The UNC General Records Retention and Disposition Schedule provides instructions on how long records need to be retained for legal, fiscal, and historical purposes. The current General Schedule supersedes all previous general records retention and disposition schedules and serves all administrative, academic, and health affairs units of the University. You can download the most recent update to the schedule by clicking here.

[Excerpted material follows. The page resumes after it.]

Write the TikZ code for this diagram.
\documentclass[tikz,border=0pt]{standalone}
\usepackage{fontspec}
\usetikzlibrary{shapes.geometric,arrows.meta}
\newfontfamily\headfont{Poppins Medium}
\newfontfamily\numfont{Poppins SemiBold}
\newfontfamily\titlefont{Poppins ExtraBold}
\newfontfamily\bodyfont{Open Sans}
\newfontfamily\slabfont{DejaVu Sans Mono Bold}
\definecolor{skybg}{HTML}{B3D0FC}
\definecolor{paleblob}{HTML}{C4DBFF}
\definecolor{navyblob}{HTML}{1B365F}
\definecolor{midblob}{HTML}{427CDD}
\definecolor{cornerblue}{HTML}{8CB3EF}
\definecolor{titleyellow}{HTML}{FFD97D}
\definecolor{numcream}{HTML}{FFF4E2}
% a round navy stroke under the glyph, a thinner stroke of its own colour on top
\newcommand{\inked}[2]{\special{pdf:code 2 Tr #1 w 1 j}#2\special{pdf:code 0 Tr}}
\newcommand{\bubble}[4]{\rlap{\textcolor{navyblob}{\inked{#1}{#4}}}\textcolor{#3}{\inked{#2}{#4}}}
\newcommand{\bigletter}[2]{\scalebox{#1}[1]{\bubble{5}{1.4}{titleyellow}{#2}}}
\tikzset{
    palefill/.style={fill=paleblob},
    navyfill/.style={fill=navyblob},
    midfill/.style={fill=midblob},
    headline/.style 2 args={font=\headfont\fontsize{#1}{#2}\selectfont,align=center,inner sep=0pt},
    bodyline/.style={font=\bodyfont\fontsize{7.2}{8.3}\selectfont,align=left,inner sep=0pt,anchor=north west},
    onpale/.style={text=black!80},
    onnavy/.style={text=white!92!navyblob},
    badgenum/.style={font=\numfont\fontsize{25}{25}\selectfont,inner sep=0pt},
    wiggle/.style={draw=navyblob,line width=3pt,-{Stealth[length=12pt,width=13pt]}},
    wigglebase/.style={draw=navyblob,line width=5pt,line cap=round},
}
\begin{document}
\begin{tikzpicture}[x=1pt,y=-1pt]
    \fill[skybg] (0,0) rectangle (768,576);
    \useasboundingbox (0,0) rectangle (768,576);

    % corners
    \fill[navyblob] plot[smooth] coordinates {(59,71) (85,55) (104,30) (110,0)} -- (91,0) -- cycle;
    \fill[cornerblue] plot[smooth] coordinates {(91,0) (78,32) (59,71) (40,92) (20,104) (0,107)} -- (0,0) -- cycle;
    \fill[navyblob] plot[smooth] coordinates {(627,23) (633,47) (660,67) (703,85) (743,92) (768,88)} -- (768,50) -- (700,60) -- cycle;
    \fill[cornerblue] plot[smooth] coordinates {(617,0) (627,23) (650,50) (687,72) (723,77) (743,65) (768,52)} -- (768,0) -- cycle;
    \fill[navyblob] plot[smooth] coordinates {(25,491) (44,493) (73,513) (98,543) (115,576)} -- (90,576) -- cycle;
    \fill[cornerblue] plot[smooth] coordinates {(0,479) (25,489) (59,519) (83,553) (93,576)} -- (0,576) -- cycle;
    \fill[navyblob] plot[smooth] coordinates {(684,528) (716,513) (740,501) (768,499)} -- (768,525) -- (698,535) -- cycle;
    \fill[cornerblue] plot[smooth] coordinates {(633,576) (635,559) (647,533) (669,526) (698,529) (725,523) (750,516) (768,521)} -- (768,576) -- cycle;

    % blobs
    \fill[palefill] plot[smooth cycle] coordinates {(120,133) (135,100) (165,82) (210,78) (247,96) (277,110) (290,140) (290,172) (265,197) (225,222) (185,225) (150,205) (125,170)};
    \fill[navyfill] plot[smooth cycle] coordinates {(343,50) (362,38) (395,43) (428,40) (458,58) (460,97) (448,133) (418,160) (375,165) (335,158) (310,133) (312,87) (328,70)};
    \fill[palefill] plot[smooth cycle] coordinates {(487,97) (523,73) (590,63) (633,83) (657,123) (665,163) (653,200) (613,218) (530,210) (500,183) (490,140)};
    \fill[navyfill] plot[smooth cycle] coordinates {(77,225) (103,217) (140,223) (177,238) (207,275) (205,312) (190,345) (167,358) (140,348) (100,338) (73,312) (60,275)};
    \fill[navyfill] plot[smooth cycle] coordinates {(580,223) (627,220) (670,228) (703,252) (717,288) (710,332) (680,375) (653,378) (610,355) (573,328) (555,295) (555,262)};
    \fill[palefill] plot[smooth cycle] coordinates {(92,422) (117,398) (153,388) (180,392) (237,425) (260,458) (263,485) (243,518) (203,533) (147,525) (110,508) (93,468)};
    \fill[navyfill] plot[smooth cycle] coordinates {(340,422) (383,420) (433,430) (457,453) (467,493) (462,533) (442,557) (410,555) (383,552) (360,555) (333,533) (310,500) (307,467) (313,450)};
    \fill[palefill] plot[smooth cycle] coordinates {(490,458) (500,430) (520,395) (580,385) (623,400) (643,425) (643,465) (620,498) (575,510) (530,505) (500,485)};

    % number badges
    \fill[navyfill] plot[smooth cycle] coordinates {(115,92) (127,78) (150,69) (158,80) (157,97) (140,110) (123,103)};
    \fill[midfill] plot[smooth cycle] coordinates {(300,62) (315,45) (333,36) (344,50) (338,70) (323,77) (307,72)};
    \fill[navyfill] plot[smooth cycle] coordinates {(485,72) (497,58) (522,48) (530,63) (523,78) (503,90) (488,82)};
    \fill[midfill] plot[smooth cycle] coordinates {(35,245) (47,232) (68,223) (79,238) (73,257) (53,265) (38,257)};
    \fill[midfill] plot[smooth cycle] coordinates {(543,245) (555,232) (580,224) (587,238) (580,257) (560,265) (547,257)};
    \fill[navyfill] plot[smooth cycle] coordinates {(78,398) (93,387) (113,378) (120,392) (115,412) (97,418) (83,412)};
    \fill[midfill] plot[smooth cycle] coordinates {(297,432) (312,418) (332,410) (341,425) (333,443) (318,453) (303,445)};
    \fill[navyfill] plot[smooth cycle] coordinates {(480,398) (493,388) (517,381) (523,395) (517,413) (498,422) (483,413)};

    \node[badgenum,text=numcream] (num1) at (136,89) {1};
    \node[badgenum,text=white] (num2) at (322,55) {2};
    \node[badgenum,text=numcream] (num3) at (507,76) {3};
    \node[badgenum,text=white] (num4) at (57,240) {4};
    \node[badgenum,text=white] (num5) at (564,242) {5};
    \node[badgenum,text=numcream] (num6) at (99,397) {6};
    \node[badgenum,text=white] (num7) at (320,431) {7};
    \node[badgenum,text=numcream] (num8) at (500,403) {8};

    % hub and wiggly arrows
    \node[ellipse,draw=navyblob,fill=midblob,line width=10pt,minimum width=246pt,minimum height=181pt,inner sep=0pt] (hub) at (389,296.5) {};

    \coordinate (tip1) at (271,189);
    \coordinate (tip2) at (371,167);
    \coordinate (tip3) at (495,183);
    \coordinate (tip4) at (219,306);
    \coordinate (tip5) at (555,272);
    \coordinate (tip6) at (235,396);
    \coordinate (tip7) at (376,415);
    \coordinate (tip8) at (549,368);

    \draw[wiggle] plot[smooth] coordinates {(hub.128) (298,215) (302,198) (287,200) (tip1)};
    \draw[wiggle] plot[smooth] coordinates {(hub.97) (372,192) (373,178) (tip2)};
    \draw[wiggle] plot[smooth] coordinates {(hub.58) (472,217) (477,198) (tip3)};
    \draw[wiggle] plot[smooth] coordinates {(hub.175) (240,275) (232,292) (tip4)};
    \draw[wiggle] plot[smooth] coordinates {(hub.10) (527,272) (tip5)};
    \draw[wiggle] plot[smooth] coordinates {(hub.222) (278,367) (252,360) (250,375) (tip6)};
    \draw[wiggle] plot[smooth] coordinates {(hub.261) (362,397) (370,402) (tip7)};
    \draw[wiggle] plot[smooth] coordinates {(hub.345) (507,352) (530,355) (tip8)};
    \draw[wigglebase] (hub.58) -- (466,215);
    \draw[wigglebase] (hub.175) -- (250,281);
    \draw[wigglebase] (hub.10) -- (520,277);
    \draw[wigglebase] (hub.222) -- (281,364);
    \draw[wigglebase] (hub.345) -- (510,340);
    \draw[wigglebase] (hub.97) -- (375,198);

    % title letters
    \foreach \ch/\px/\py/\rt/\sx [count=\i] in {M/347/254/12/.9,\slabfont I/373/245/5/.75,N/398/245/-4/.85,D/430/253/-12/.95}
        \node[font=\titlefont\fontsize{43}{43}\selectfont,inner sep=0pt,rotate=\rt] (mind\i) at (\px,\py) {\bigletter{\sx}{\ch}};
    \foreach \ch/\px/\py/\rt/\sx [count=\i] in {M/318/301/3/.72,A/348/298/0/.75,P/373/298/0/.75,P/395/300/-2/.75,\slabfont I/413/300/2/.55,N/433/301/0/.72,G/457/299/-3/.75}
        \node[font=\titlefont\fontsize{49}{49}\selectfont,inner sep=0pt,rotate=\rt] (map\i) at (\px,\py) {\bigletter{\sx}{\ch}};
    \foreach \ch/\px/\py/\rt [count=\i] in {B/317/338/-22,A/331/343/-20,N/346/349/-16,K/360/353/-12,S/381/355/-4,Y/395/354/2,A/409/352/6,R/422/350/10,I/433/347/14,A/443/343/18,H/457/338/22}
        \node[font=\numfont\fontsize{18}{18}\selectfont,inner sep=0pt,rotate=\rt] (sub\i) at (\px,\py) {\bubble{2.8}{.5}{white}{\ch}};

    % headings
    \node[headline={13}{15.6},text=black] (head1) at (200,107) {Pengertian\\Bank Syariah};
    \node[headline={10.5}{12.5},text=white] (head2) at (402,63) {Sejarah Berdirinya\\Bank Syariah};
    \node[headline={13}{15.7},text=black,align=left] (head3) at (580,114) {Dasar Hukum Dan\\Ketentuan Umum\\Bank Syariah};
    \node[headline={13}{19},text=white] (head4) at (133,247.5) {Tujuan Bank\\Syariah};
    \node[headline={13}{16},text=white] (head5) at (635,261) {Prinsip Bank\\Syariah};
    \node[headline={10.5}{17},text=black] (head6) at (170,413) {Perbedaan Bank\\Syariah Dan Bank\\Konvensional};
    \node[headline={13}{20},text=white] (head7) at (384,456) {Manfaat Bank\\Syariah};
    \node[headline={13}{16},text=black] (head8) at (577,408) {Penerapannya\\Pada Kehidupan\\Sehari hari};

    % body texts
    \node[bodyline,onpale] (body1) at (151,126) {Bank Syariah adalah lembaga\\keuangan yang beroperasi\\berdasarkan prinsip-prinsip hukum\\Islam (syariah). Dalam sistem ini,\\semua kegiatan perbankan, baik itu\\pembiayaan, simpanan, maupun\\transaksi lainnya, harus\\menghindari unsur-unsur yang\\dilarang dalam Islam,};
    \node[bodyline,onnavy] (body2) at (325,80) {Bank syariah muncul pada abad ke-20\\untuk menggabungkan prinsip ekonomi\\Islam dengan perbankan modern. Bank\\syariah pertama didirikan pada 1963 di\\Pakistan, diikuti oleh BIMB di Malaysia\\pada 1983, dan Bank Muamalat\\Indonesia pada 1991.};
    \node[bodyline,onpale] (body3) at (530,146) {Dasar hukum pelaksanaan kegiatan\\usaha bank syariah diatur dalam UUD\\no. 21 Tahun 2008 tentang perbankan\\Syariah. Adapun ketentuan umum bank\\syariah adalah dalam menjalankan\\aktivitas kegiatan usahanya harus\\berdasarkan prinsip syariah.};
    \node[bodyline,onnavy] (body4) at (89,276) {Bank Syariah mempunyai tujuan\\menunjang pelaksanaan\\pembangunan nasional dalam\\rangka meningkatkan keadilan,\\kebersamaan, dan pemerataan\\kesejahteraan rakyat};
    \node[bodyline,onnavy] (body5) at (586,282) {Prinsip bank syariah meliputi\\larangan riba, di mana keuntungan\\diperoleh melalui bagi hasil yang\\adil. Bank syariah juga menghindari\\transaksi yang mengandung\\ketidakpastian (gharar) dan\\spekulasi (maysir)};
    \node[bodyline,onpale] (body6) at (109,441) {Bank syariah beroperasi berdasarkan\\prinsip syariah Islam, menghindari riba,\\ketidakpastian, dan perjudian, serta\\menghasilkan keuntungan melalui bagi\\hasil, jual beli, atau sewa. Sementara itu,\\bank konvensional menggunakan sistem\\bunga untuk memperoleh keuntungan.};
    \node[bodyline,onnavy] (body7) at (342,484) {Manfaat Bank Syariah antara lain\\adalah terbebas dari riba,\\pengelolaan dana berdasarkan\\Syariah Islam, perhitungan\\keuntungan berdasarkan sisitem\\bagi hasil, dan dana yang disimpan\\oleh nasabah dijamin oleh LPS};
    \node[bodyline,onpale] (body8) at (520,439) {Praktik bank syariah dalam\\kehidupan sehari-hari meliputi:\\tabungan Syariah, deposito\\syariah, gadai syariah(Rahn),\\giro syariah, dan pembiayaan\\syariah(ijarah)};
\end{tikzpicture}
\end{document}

If you think the a record type is missing from the schedule or if you've found an error in the schedule, please contact the University Records Manager. 

Strategies and Tips

  • Become familiar with the UNC General Records Retention and Disposal Schedule. 
    • Group paper or digital records based on appropriate section(s) of the Schedule and note the date for destruction or transfer to the University Archives in the folder or box name. 
  • Sort out your "Office of Record" records and focus on those records first. This means any records for which your office creates or maintains the official record copy. Those records are your top priority. For other records, you may need to keep a reference copy for a short time or you may have no records management responsibilities at all. Refer to the Schedule for more information. 
  • Designate a person or small team within your office to handle records management activities consistently and at regular intervals.
    • Make sure at least one permanent staff member is involved in records management. Students and temporary workers can provide help in organizing records or preparing to transfer records to the University Archives, but more institutional knowledge is needed to make decisions about what to discard or keep. 
  • Make records management part of training for new employees.
  • Attend a records management training or schedule a consultation. 

Your Responsibility

You are responsible for records you create or maintain. You should organize, review, and manage these records in accordance with the University of North Carolina General Records Retention and Disposition Schedule and any amendments to that schedule that have been agreed upon in consultation with ECU Records Management staff and the Government Records Section of the NC Department of Natural and Cultural Resources. 

Key Concepts

  • Destruction: appropriate disposal of records after retention ends, method can vary by record type (e.g. confidential recycling, secure delete, etc.)
  • Record Series: a group of related records; the sections of the General Records Retention Schedule
  • Retention and disposition: how long you must keep a record and what to do with it after that period ends
  • Record Copy: original or official copy of a record that is retained for legal, operational, or historical purposes
  • Office of Record: the office responsible for the record copy
  • Permanent: the disposition specified for records of enduring value that must be actively maintained in an accessible and readable format and preserved indefinitely (in many cases, records marked for permanent retention will eventually be transferred to the University Archives)
  • Reference Copy: an unofficial copy of a record that is maintained for ease of access and reference
  • Transitory records: records that are transactional or for temporary use (e.g. emails about appointment confirmations, follow-up actions, transmittal sheets).